Harrington is, however, looking forward to one thing: her job as a cleaner in St Vincent’s Hospital, Fairview, her first shift back set for this weekend. She’ll bring some sweets and chocolates and the later pull out the karaoke machine and press Candi Staton’s Young Hearts Run Free, and if some of this may be at odds with a recently crowned Olympic champion she more than willingly embraces it.

That's my job, I go in, I clean, I sing, I dance, I talk to the patients, and I absolutely love it

“While I am a domestic cleaner in there, and I go in and I do my job cleaning I get it done really quick, and then I like to spend time with the patients as well a lot of the time.
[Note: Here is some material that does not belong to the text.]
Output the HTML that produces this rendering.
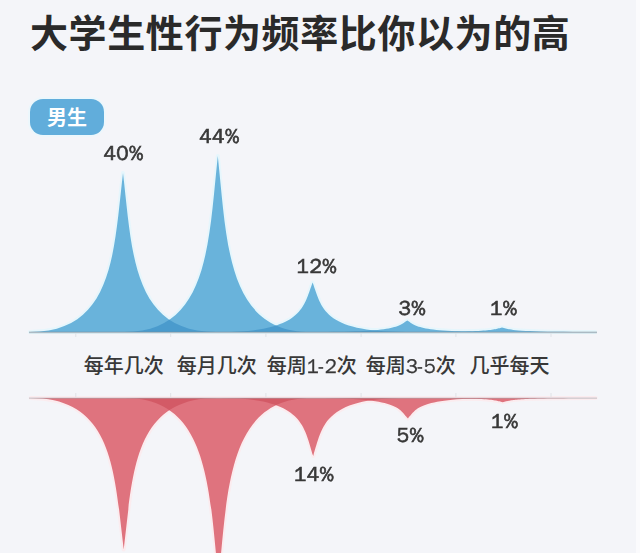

“They don’t have many people going into visit them so we are trying to lift their spirits and put a bit of music on, get the karaoke going and take requests often for what songs they want. We’ll have some tea and coffee and we’ll have the biscuits out, it’s about trying to put a smile on their face.
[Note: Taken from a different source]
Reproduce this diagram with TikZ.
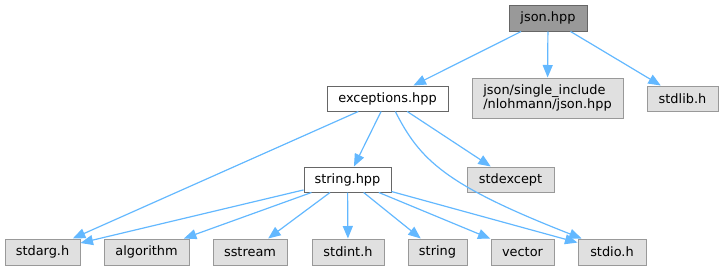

“They don’t see me as anything, they see me as Kellie Harrington, the person who’s been working there for the last 11 years. There are no airs and graces and that’s what I love about it. Now obviously when I go in this weekend it will be a bit different but that will blow over and it will settle down quick enough with them. That’s my job, I go in, I clean, I sing, I dance, I talk to the patients, and I absolutely love it.

“These are my day-oners, these are the ones who see me scrubbing toilets, scrubbing skirting boards and after that then getting up on my break and going out for a run because I need to go for a run, and then coming back, having a shower and getting ready to scrub some more.”

She's also looking forward to getting back into the ring, whether that's for a national championships next month, or a possible World Championship in Belgrade in October. The 31-year-old will soon meet with her agent David McHugh, Irish boxing high-performance manager Bernard Dunne too, only now is not the time to make any concrete plans.

I'm able to walk away and not let all of this go to my head. I'm not going to lose myself at all

“When the opportunity comes to get back into the ring, I don’t think it will be hard because that’s what I enjoy, I enjoy the build-up to getting there, I enjoy the love-hate relationship with boxing that I have before I step into the ring, the moment of ‘what am I doing here? This is my last fight, I’m never coming back again. This is my last fight, I’m telling you, I’m not joking you, I’m done after this’. I enjoy that, that’s what keeps me going.”

There is awareness too but no fear of some of the struggles which other Irish Olympic medal winners faced in recent years, particularly Kenny Egan and the late Darren Sutherland in the aftermath of Beijing 2008.

“I suppose each person on the boxing team is going to have their own struggles. I think, personally, because I’m 31, because I’ve lived a life, because I’ve had so much experience in my life, that I’m able to walk away and not let all of this go to my head. I’m not going to lose myself at all.”